Pour Ngozi Okonjo-Iweala, l’OMC doit s’atteler à son but premier, celui « d’améliorer les niveaux de vie » dans les pays pauvres, de « créer des emplois décents pour les gens ». Et « le commerce a certainement un rôle à jouer dans la reprise » économique après la crise du Covid-19. Avant la pandémie déjà, l’organisation s’était éloignée de son objectif, a-t-elle regretté, citant l’exemple de négociations-fleuves sur les subventions à la pêche, qui durent depuis vingt ans. « Cela ne peut plus durer. Nous devons conclure.
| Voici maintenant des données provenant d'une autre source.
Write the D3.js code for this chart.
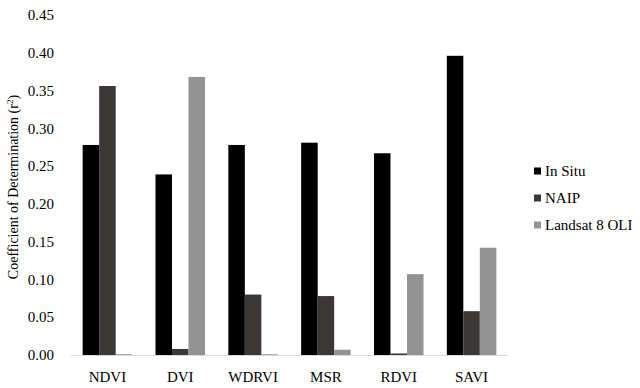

On ne peut pas se permettre d’échouer sur ce dossier », a indiqué la nouvelle responsable. La pandémie de Covid-19 a empêché l’OMC, déjà en crise, d’honorer la date limite de fin 2020 dictée par l’ONU pour conclure un accord sur l’interdiction des subventions à la pêche qui contribuent à la surpêche. En cause selon Ngozi Okonjo-Iweala, les négociateurs, qui sont le « talon d’Achille » de l’OMC : « Genève regorge d’experts en négociation, mais les problèmes n’ont pas été résolus, ils se sont aggravés « , car » pour eux, il s’agit de gagner ou de ne pas perdre et donc ils se bloquent mutuellement ».

« L’OMC a besoin de renouveau pour changer les choses », juge-t-elle, balayant les critiques la visant pour son manque d’expérience en matière commerciale. « Vous avez besoin de solides compétences politiques, vous avez besoin de la capacité de manœuvrer », se défend-elle, ajoutant que ses 25 ans d’expérience à la Banque mondiale pouvaient lui servir à créer un pont entre les pays développés et ceux en développement. Elle le sait, son travail sera difficile et ingrat. Et elle se dit d’autant plus motivée à en montrer les résultats pour qu’à l’avenir, personne ne puisse remettre en question le fait de placer une femme à ce poste.